There is a cost certainty to the cost for an attorney to give you the green light on a set of contracts (though, for really big deals you might still be wise to get a contract specific to that deal) but there is no cost certainty to the legal liability you could face if your contracts are essentially worthless in a court of law.

Another thing you'll want to watch out for is a client who tries to give you unlimited downside from a liability standpoint (in the contract) but severely limits the upside to your fees. You might be willing to take on the risk of downside so long as you are getting a decent %, or a few % points, of the upside on the deal. This is another case where an attorney reviewing the contracts can be well worth the cost.

Choosing the Right Business Entity

Your insurance policy is mutually exclusive from your business entity. If you are a sole-proprietor your personal assets are at risk even though your insurance policy covers defense costs. Choosing the right entity is another way to insulate yourself from liability.
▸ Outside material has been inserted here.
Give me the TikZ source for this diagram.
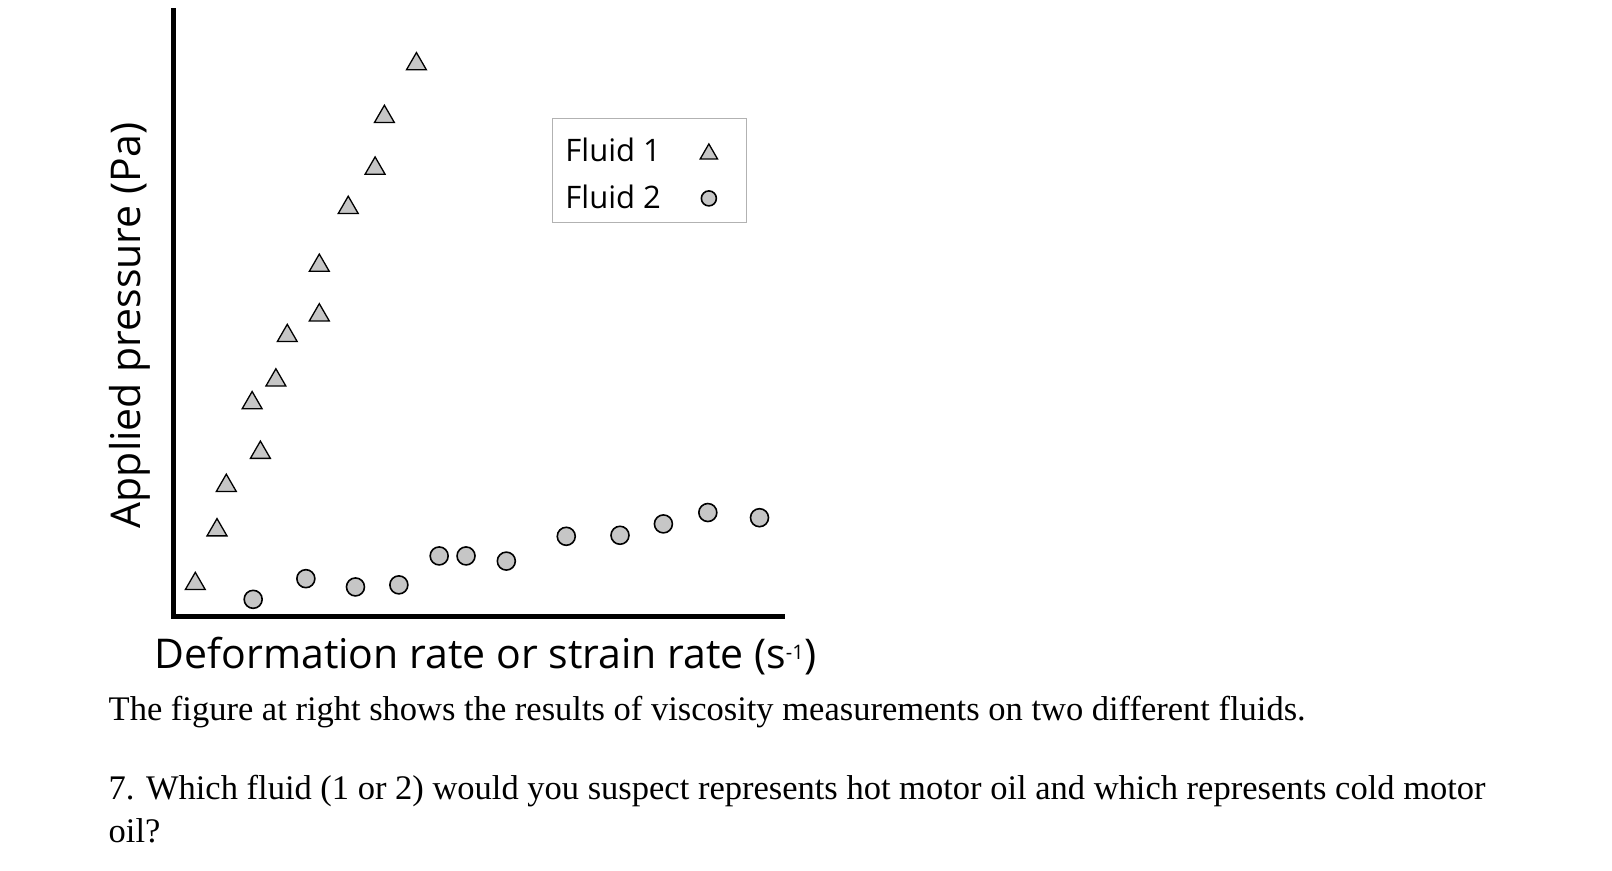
\documentclass[tikz,border=0pt]{standalone}
\usepackage{fontspec}
\setmainfont{Liberation Serif}
\newfontfamily\hand{Open Sans}
\usetikzlibrary{shapes.geometric}
\begin{document}
\begin{tikzpicture}[x=1.0333pt,y=-1.0333pt,
  tri/.style={regular polygon,regular polygon sides=3,draw,fill=gray!45,line width=1.3pt,minimum size=23pt,inner sep=0pt},
  circ/.style={circle,draw,fill=gray!45,line width=1.6pt,minimum size=18pt,inner sep=0pt},
  body/.style={anchor=west,font=\fontsize{34.5}{38}\selectfont,inner sep=0pt}]
\useasboundingbox (0,0) rectangle (1560,842);
\fill[white] (0,0) rectangle (1560,842);
\coordinate (top) at (168,8); \coordinate (org) at (168,597); \coordinate (xend) at (760,597);
\draw[line width=5pt] (top) -- (org) -- (xend);
\foreach \x/\y [count=\i] in {189/565,210/513,219/470,252/438,244/390,267/368,278/325,309/305,309/257,337/201,363/163,372/113,403/62}
  \node[tri] (t\i) at (\x,\y) {};
\foreach \x/\y [count=\i] in {245/580,296/560,344/568,386/566,425/538,451/538,490/543,548/519,600/518,642/507,685/496,735/501}
  \node[circ] (c\i) at (\x,\y) {};
\node[draw=gray!60,line width=1pt,minimum width=194pt,minimum height=103pt] (leg) at (629,165) {};
\node[anchor=west,font=\hand\fontsize{31}{33}\selectfont,inner sep=0pt] (l1) at (547,145) {Fluid 1};
\node[anchor=west,font=\hand\fontsize{31}{33}\selectfont,inner sep=0pt] (l2) at (547,191) {Fluid 2};
\node[tri,minimum size=20pt] (lt) at (686,149) {};
\node[circ,minimum size=15pt] (lc) at (686,192) {};
\node[rotate=90,font=\hand\fontsize{41}{43}\selectfont] (yl) at (126,315) {Applied pressure (Pa)};
\node[font=\hand\fontsize{41}{43}\selectfont] (xl) at (470,635) {Deformation rate or strain rate (s$^{\mbox{\fontsize{20}{20}\selectfont-1}}$)};
\node[body] (p1) at (105,689) {The figure at right shows the results of viscosity measurements on two different fluids.};
\node[body] (p2) at (105,766) {7. Which fluid (1 or 2) would you suspect represents hot motor oil and which represents cold motor};
\node[body] (p3) at (105,804) {oil?};
\end{tikzpicture}
\end{document}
In most states a single member LLC up to a full-blown corporation (and everything in between like a multi-member LLC, S-corp, and so on) will insulate your personal assets (home, savings, future personal earnings) from legal liability, whereas a sole proprietorship will leave your personal assets exposed.

The combination of a good insurance policy and the right business entity will cover defense costs (on a covered event) and protect your personal assets. Choosing the wrong set up can be financially disastrous.

The policy will cover defense costs if a claim is covered but if it is a frivolous lawsuit, or something personal, you might have to defend yourself. This is where having the right entity is key because your personal assets are not at risk even though you are probably going to incur your own legal costs.

The best way to protect yourself is to insure and to pick either an LLC or a corporation of some kind. Choosing neither, or one but not the other, can leave you and your business significantly exposed to liability.